What Does Owner May Carry Mean in Real Estate?
Understand the mechanics of "Owner May Carry" real estate. Explore the structure, documentation, tax consequences, and risk management for seller-financed deals.
Understand the mechanics of "Owner May Carry" real estate. Explore the structure, documentation, tax consequences, and risk management for seller-financed deals.
Owner May Carry (OMC) financing represents a direct credit arrangement where the seller of a property or business acts as the lender. This model allows the seller to assume the role of the mortgagee, providing credit directly to the buyer for the purchase. The seller effectively extends a loan to the buyer, who then makes installment payments over a set period defined in the contract.
The OMC structure is often utilized when a buyer cannot secure a conventional mortgage due to credit issues. It is also used when the property itself does not meet stringent bank underwriting standards. This arrangement allows the sale to proceed without the significant delays and costs associated with third-party institutional financing.
The initial structuring of owner-carried financing requires a down payment. Sellers typically demand a minimum down payment ranging from 10% to 20% of the purchase price. This is often a larger percentage than the 3% to 5% required by many conventional lenders, reducing the seller’s risk exposure.
The interest rate is a negotiated term reflecting the seller’s desired yield and the buyer’s credit profile. The rate is usually set slightly above the Applicable Federal Rate (AFR).
The repayment schedule uses a standard amortization structure. Payments are often calculated based on a 30-year schedule, but the actual loan term is typically much shorter, spanning five to ten years.
Owner-carried financing usually includes a large balloon payment due at the end of the short loan term. This payment represents the entire unpaid principal balance. The buyer must typically refinance the remaining balance or pay the sum in full before the balloon date.

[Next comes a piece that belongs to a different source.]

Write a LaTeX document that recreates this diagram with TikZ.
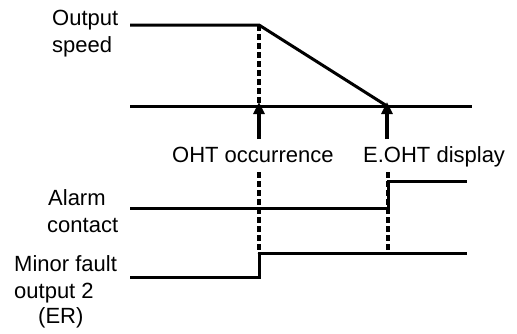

The negotiated financial terms are formalized through binding legal documents. The primary instrument is the Promissory Note, which is the buyer’s written promise to repay the debt. This note defines the principal loan amount, interest rate, payment schedule, and consequences of default.
The Promissory Note is secured by a separate instrument that places a lien on the property. This ensures the seller has recourse if the buyer defaults.
The specific security instrument used depends on state law. A Deed of Trust is often used in states favoring lenders, allowing for a streamlined, non-judicial foreclosure process. In states that follow the judicial foreclosure model, a traditional Mortgage document is employed. Both instruments grant the seller the power to force a sale of the property to satisfy the outstanding debt.
A Land Contract or Contract for Deed is an alternative legal structure used in some states. Under this arrangement, the seller retains the legal title to the property throughout the repayment period. The buyer receives equitable title, granting them the right to possession during the contract term.
Legal title transfers to the buyer only upon making the final scheduled payment. This structure offers the seller a potentially faster path to repossession in the event of a default, often through a statutory forfeiture process.
Owner-carried financing introduces specific tax consequences for both parties. Sellers who receive payments over multiple tax years can utilize the Installment Sale method under Internal Revenue Code Section 453. This method allows the seller to spread the recognition of capital gains over the life of the loan. The seller must report these payments annually using IRS Form 6252.
All interest income received from the buyer must be reported by the seller as ordinary income. The IRS requires the seller to charge an interest rate at least equal to the published Applicable Federal Rate (AFR). If the rate falls below the AFR, the IRS may “impute” interest, reclassifying a portion of the principal payments as taxable interest income for the seller under Internal Revenue Code Section 483.
Buyers are permitted to deduct the interest paid on the loan, similar to a conventional mortgage. This deduction is claimed on Schedule A, provided the debt is secured by a qualified residence.
The buyer’s tax basis in the property is established as the full purchase price, even though the total amount is paid over time. This basis includes both the down payment and the principal amount financed by the seller. This figure is used for calculating future depreciation or capital gain upon a subsequent sale.
A default occurs when the buyer breaches the terms of the Promissory Note or Security Instrument. Common defaults include failure to make timely payments, maintain insurance, or pay property taxes. The seller must formally notify the buyer of the default, providing a cure period defined by the loan documents and state law.
If the buyer fails to cure the default, the seller initiates foreclosure proceedings. The specific process, judicial or non-judicial, depends on the security instrument used and state statutes. A non-judicial foreclosure, typically associated with a Deed of Trust, is faster and less expensive than a judicial foreclosure.
The seller invokes the acceleration clause in the Promissory Note, demanding the entire unpaid principal balance immediately. The resulting foreclosure sale allows the seller to recover the outstanding debt from the sale proceeds.
For transactions secured by a Land Contract, the seller’s remedy is often forfeiture, which is distinct from traditional foreclosure. Forfeiture is a quicker legal process where the seller can terminate the contract and reclaim possession of the property. The seller is typically allowed to retain all payments previously made by the buyer as liquidated damages.
The forfeiture process is governed by state-specific statutes requiring strict adherence to notice periods and filing requirements.